- [Supplied information]:
____________

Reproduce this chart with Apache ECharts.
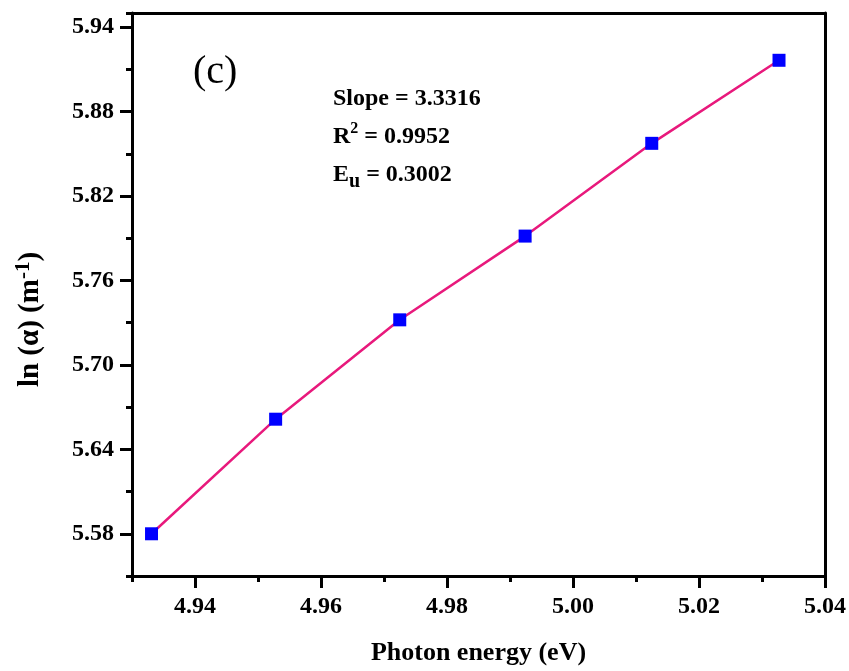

____________

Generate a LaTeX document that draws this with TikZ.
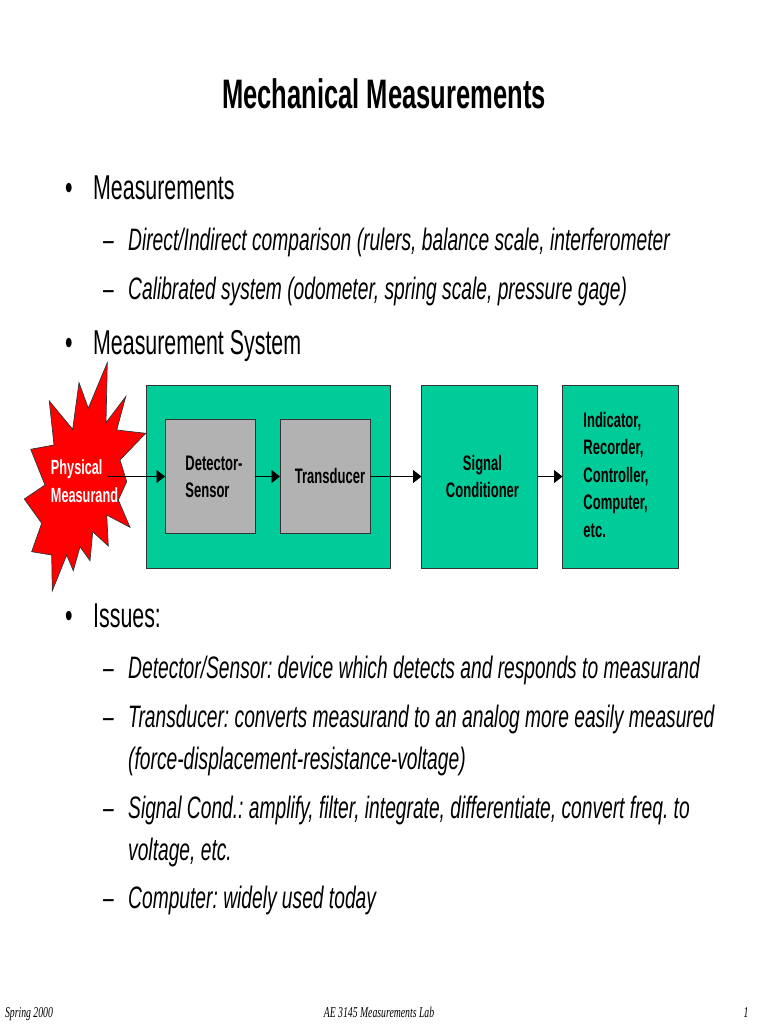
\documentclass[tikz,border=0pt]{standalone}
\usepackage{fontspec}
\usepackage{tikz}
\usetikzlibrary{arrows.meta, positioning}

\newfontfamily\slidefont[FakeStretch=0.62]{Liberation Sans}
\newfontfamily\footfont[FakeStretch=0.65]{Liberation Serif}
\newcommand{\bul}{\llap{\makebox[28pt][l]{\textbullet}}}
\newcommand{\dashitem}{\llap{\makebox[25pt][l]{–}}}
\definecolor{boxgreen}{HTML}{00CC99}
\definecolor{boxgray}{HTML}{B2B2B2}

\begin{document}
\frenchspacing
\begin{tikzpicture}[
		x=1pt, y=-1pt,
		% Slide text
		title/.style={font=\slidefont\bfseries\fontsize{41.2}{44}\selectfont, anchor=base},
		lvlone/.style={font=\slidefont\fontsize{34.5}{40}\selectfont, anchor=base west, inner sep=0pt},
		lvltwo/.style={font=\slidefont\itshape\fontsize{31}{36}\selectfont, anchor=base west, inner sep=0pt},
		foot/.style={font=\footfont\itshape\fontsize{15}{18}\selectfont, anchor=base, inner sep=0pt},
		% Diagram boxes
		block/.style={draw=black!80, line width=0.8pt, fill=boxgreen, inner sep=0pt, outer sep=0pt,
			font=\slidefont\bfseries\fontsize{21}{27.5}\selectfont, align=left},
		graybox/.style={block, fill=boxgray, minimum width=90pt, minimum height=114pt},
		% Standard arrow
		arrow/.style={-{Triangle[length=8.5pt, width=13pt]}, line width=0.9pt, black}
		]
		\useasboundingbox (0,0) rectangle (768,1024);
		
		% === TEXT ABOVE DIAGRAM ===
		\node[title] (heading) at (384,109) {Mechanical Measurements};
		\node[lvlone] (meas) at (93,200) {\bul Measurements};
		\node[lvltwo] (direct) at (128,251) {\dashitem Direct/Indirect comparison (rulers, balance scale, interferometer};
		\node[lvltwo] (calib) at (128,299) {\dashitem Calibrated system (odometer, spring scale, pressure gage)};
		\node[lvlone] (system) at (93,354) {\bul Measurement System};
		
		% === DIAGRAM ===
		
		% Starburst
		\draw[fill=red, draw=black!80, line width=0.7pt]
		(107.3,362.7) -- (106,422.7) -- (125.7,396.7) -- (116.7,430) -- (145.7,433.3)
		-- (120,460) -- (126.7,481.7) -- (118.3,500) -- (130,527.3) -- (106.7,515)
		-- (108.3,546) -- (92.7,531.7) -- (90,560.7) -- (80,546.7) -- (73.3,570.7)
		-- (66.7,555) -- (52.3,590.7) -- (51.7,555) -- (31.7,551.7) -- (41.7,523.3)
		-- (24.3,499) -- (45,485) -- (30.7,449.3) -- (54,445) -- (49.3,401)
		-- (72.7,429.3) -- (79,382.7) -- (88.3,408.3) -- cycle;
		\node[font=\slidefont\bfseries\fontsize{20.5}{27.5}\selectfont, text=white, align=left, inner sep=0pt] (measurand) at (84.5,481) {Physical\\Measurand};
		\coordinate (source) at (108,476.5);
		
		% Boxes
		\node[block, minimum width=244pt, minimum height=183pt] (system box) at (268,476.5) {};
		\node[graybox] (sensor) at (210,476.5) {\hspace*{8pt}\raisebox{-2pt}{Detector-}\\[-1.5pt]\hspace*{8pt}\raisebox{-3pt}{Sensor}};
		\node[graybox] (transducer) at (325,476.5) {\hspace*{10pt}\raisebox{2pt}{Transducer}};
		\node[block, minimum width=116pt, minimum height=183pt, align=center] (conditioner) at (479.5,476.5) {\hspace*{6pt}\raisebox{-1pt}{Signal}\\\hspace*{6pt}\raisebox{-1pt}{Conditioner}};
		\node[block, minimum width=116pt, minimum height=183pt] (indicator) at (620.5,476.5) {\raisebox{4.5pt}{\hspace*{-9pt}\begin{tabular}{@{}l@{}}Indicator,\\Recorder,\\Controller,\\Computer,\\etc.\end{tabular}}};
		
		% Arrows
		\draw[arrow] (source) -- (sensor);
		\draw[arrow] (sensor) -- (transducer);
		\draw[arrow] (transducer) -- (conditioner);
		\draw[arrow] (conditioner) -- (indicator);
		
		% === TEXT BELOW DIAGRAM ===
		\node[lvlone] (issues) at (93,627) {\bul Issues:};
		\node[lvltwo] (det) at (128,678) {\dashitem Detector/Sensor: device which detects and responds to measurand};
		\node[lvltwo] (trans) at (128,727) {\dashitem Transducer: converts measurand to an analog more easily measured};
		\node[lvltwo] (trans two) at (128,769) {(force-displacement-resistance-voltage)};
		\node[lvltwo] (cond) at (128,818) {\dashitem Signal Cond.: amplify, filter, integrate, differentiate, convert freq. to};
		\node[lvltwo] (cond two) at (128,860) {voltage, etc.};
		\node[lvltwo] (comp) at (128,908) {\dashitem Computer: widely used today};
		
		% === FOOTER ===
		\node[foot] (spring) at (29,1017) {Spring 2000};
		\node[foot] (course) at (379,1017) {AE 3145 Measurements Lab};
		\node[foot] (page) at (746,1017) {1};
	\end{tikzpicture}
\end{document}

____________

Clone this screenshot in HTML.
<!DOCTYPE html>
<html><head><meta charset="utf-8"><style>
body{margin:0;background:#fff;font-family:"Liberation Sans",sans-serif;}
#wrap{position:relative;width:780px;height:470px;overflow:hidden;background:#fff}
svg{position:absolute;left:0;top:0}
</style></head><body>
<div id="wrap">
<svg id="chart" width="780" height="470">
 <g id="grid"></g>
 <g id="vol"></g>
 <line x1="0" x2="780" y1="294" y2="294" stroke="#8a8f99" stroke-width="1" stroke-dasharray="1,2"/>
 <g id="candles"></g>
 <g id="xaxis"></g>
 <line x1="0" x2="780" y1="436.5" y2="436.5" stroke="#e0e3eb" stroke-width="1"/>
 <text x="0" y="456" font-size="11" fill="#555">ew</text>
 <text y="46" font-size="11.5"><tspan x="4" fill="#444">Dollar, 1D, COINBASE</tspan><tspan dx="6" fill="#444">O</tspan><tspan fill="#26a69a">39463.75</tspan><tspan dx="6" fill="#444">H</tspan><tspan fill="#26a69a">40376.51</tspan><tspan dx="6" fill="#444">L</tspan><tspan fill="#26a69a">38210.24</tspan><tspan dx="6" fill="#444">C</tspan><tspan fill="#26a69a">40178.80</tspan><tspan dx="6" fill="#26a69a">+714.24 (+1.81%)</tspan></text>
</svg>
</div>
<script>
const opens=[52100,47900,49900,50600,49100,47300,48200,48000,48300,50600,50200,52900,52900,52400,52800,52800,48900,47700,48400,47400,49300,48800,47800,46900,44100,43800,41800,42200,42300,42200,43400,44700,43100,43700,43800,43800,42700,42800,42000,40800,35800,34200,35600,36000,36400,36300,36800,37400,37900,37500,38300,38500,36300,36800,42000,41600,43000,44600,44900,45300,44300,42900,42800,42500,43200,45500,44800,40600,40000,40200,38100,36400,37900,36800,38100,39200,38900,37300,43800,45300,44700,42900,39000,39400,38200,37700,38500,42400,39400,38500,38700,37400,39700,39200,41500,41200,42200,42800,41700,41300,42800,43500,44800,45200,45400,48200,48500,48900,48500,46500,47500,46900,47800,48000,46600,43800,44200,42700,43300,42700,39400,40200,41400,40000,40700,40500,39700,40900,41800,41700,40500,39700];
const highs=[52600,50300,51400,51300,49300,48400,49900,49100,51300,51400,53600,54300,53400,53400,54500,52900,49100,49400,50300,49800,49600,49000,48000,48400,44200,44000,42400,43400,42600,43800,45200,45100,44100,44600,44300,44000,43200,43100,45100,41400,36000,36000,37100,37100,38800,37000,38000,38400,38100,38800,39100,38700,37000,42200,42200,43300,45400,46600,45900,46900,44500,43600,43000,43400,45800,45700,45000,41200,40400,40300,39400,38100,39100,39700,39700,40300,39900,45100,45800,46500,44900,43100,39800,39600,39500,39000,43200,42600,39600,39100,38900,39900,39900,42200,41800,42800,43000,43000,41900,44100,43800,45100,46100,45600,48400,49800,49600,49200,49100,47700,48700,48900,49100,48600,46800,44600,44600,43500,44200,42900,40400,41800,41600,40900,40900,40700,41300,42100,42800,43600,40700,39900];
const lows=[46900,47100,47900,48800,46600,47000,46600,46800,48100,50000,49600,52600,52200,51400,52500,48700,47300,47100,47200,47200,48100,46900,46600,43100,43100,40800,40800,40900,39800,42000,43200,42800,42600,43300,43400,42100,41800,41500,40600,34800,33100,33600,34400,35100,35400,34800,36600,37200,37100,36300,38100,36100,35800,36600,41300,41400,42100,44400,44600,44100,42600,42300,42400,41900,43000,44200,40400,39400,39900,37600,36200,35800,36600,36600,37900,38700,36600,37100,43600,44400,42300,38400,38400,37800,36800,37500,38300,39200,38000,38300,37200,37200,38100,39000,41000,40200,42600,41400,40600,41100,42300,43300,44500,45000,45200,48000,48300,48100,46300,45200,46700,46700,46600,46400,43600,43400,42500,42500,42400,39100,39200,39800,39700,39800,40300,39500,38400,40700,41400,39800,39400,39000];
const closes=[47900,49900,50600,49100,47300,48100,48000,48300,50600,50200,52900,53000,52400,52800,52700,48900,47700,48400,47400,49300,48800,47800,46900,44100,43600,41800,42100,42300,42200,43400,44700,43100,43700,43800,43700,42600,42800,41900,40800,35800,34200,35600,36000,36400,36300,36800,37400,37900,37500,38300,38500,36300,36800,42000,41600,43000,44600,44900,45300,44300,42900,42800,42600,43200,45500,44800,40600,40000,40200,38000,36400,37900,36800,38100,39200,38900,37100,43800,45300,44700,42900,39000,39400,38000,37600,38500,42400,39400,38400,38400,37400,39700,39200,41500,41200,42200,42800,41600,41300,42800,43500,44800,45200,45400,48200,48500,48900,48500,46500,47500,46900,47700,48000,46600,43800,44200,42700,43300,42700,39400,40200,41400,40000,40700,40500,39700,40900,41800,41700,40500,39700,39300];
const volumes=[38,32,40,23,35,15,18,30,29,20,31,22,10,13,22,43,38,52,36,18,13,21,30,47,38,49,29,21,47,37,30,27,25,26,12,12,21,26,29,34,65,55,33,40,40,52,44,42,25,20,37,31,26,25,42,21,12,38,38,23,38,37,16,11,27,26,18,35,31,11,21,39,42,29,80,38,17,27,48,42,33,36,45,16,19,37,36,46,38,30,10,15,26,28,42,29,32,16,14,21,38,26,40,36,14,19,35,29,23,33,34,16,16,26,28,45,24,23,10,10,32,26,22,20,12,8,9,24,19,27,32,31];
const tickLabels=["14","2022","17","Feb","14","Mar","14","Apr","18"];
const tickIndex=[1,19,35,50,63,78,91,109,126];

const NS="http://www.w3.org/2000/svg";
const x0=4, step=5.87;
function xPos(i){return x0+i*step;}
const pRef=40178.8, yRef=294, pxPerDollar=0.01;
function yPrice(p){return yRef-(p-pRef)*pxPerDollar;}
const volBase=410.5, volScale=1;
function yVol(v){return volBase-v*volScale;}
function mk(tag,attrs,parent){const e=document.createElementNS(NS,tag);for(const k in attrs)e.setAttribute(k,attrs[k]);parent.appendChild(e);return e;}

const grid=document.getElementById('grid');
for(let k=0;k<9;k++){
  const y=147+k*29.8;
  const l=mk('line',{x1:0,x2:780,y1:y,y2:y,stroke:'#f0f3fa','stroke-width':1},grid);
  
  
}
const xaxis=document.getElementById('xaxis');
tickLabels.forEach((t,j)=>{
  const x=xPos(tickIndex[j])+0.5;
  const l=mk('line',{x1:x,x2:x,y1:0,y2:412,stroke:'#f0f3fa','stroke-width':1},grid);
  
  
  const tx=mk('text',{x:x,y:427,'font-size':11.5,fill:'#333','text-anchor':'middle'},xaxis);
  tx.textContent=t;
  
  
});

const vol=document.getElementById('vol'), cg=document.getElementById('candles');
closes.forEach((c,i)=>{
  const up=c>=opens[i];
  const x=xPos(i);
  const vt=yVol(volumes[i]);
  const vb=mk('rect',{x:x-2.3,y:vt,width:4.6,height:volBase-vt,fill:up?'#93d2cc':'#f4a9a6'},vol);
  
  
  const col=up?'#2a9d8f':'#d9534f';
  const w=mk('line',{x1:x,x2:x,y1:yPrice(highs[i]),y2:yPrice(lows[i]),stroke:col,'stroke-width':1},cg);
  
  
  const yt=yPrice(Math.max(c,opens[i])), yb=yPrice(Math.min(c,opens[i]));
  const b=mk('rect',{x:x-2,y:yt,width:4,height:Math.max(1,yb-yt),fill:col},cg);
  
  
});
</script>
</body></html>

____________

Work out how many lines of the material above contain the word "with", then give only that figure.

2